Zu den häufiger verordneten Pseudoplacebos zählen demnach in Deutschland Sedativa, Supplemente, Antibiotika, Homöopathika, Vitamine und Phytotherapeutika. Seltener werden Analgetika oder subtherapeutische Dosen anderer Substanzen gegeben.
Gerade bei der Abgabe von Pseudoplacebos halten es Linde und Kollegen für wahrscheinlich, dass es dabei nicht primär um das Erzeugen von klassischen Placeboeffekten geht, sondern darum, einen Ausweg aus einer schwierigen Situation in stressiger Alltagsroutine zu finden – wie etwa, die Erwartungen von Patienten nicht zu enttäuschen.
Ist Placebotherapie ethisch akzeptabel?
Wie erwähnt, ist es strittig, ob die Placebogabe in der therapeutischen Praxis, also außerhalb klinischer Studien, ethisch akzeptabel ist. Der Wissenschaftliche Beirat der Bundesärztekammer hat sich dazu 2010 in einer Stellungnahme des Titels "Placebo in der Medizin" geäußert, unter Federführung des oben schon erwähnten Jütte.
Mit Verweis auf den belegten Nutzen von Placebobehandlungen hält der Beirat die bewusste Anwendung von Placebos oder Pseudoplacebos für vertretbar, wenn folgende Voraussetzungen erfüllt sind:
- Es gibt keine geprüfte wirksame (Pharmako-)Therapie,
- es handelt sich um relativ geringe Beschwerden, und der Patient will ausdrücklich behandelt werden und
- es besteht Aussicht auf Erfolg einer Placebotherapie.
Verumtherapie muss sein
Zugleich weist der Beirat aber darauf hin, dass das Unterlassen einer Verumtherapie den rechtlichen Tatbestand der Körperverletzung erfüllen kann: "Dies ist unstrittig, wenn es durch die contra legem artis und gegen den Willen des Patienten unterlassene Verumtherapie kausal zu einer Verschlechterung des Gesundheitszustandes … gekommen ist."

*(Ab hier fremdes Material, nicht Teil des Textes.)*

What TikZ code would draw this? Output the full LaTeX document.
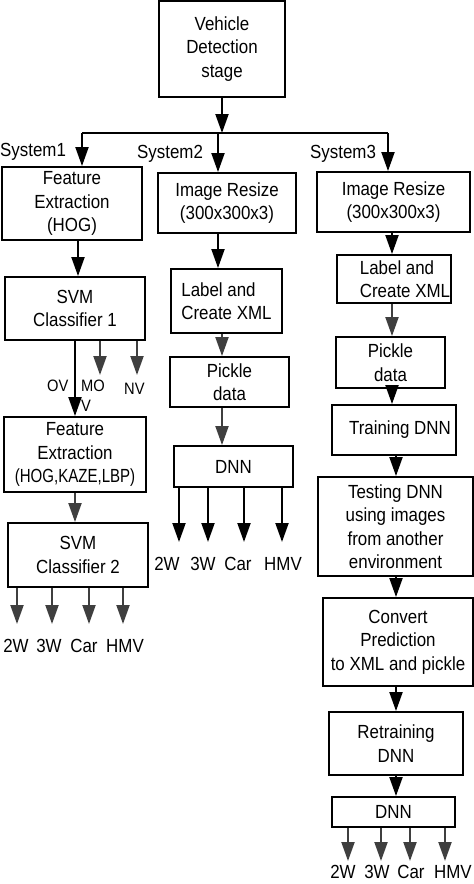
\documentclass[tikz,border=0pt]{standalone}
\usepackage{fontspec}
\setmainfont{Liberation Sans}[FakeStretch=0.89]
\usetikzlibrary{arrows.meta}
\definecolor{ag}{HTML}{3F3F3F}
\newcommand\myTf{\fontsize{19}{23.5}\selectfont}
\newcommand\mySf{\fontsize{16.5}{19.5}\selectfont}
\begin{document}
\begin{tikzpicture}[x=1pt,y=-1pt,
  box/.style={draw, line width=1.9pt, inner sep=0pt, align=center, font=\myTf},
  arr/.style={line width=2pt, -{Triangle[width=13pt,length=19pt]}},
  garr/.style={arr, draw=ag, fill=ag},
  lbl/.style={inner sep=0pt, font=\myTf},
  slbl/.style={inner sep=0pt, font=\mySf}]
\useasboundingbox[fill=white] (0,0) rectangle (474,884);

% top
\node[box, minimum width=126pt, minimum height=96pt] (top) at (222,49) {Vehicle\\Detection\\stage};
\coordinate (j) at (222,133);
\coordinate (j1) at (82,133);
\coordinate (j2) at (218,133);
\coordinate (j3) at (388,133);

% System 1
\node[box, minimum width=140pt, minimum height=73pt] (s1a) at (72,203.5) {Feature\\Extraction\\(HOG)};
\node[box, minimum width=140pt, minimum height=63pt] (s1b) at (75,308.5) {SVM\\Classifier 1};
\node[box, minimum width=142pt, minimum height=75pt] (s1c) at (75,454.5) {Feature\\Extraction\\\scalebox{0.89}[1]{(HOG,KAZE,LBP)}};
\node[box, minimum width=140pt, minimum height=64pt] (s1d) at (78,555) {SVM\\Classifier 2};

% System 2
\node[box, minimum width=138pt, minimum height=60pt] (s2a) at (227,203) {Image Resize\\(300x300x3)};
\node[box, minimum width=111pt, minimum height=64pt, align=left] (s2b) at (226.5,301) {Label and\\Create XML};
\node[box, minimum width=119pt, minimum height=50pt] (s2c) at (229.5,382) {Pickle\\data};
\node[box, minimum width=119pt, minimum height=41pt] (s2d) at (233.5,466.5) {DNN};

% System 3
\node[box, minimum width=153pt, minimum height=60pt] (s3a) at (393.5,202) {Image Resize\\(300x300x3)};
\node[box, minimum width=114pt, minimum height=48pt, align=left] (s3b) at (394,279) {\hspace*{22pt}Label and\\\hspace*{22pt}Create XML};
\node[box, minimum width=109pt, minimum height=51pt] (s3c) at (390.5,362.5) {Pickle\\data};
\node[box, minimum width=124pt, minimum height=50pt] (s3d) at (394,430) {\hspace*{12pt}Training DNN};
\node[box, minimum width=155pt, minimum height=99pt] (s3e) at (395.5,526.5) {Testing DNN\\using images\\from another\\environment};
\node[box, minimum width=150pt, minimum height=88pt] (s3f) at (398,642) {Convert\\Prediction\\to XML and pickle};
\node[box, minimum width=134pt, minimum height=63pt] (s3g) at (396,743.5) {Retraining\\DNN};
\node[box, minimum width=123pt, minimum height=30pt] (s3h) at (393.5,812) {DNN};

% system labels
\node[lbl, anchor=base west] (L1) at (0,156) {System1};
\node[lbl, anchor=base west] (L2) at (137,158) {System2};
\node[lbl, anchor=base west] (L3) at (310,158) {System3};

% top connectors
\draw[arr] (top.south) -- (j);
\draw[line width=2pt] (j1) -- (j3);
\draw[arr] (j1) -- (j1 |- s1a.north);
\draw[arr] (j2) -- (j2 |- s2a.north);
\draw[arr] (j3) -- (j3 |- s3a.north);

% column helpers
\coordinate (c78) at (78,0);
\coordinate (c75) at (75,0);
\coordinate (c218) at (218,0);
\coordinate (c222) at (222,0);
\coordinate (c392) at (392,0);
\coordinate (c396) at (396,0);

% System 1 connectors
\draw[arr] (s1a.south -| c78) -- (s1b.north -| c78);
\draw[arr] (s1b.south -| c75) -- (s1c.north -| c75);
\coordinate (mo) at (100,375);
\coordinate (nv) at (137,375);
\draw[garr] (s1b.south -| mo) -- (mo);
\draw[garr] (s1b.south -| nv) -- (nv);
\node[slbl, anchor=base west] (ov) at (47,391) {OV};
\node[slbl, anchor=north west, align=left] (mov) at (81,380) {MO\\V};
\node[slbl, anchor=base west] (nvl) at (124,394) {NV};
\draw[garr] (s1c.south -| c75) -- (s1d.north -| c75);
\foreach \x/\n in {17/a,52/b,89/c,123/d}{
  \coordinate (o1\n) at (\x,624);
  \draw[garr] (s1d.south -| o1\n) -- (o1\n);
}
\node[lbl, anchor=base] (t1a) at (16,652) {2W};
\node[lbl, anchor=base] (t1b) at (49,652) {3W};
\node[lbl, anchor=base] (t1c) at (84,652) {Car};
\node[lbl, anchor=base] (t1d) at (125,652) {HMV};

% System 2 connectors
\draw[arr] (s2a.south -| c218) -- (s2b.north -| c218);
\draw[garr] (s2b.south -| c222) -- (s2c.north -| c222);
\draw[garr] (s2c.south -| c222) -- (s2d.north -| c222);
\foreach \x/\n in {179/a,208/b,244/c,282/d}{
  \coordinate (o2\n) at (\x,542);
  \draw[arr] (s2d.south -| o2\n) -- (o2\n);
}
\node[lbl, anchor=base] (t2a) at (167,570) {2W};
\node[lbl, anchor=base] (t2b) at (203,570) {3W};
\node[lbl, anchor=base] (t2c) at (238,570) {Car};
\node[lbl, anchor=base] (t2d) at (283,570) {HMV};

% System 3 connectors
\draw[arr] (s3a.south -| c392) -- (s3b.north -| c392);
\draw[garr] (s3b.south -| c392) -- (s3c.north -| c392);
\draw[arr] (s3c.south -| c392) -- (s3d.north -| c392);
\draw[arr] (s3d.south -| c396) -- (s3e.north -| c396);
\draw[arr] (s3e.south -| c396) -- (s3f.north -| c396);
\draw[arr] (s3f.south -| c396) -- (s3g.north -| c396);
\draw[arr] (s3g.south -| c396) -- (s3h.north -| c396);
\foreach \x/\n in {348/a,381/b,410/c,445/d}{
  \coordinate (o3\n) at (\x,861);
  \draw[garr] (s3h.south -| o3\n) -- (o3\n);
}
\node[lbl, anchor=base] (t3a) at (343,878) {2W};
\node[lbl, anchor=base] (t3b) at (377,878) {3W};
\node[lbl, anchor=base] (t3c) at (411,878) {Car};
\node[lbl, anchor=base west] (t3d) at (434,878) {HMV};
\end{tikzpicture}
\end{document}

Hinzu kommt eine weitere Forderung, die der Beirat der Ärztekammer so zusammenfasst: "Außerdem muss die Aufklärungspflicht unbedingt beachtet werden; denn im Rahmen der lex artis obliegt dem Arzt die therapeutische Pflicht, mit dem Patienten das aus ärztlicher Sicht Notwendige zu besprechen."
Das mag auch ein Grund sein, weshalb als Placebos in der Regel keine reinen, sondern Pseudoplacebos eingesetzt werden. Über deren Verwendung lässt sich schließlich leichter aufklären als über jene von Zuckerpillen. Und ohne Aufklärung geht es nicht: Es ist ja, wie der Beirat betont, letztlich der Patient, der die Konsequenzen der Placebogabe tragen muss – ob sie ihm gefallen oder nicht.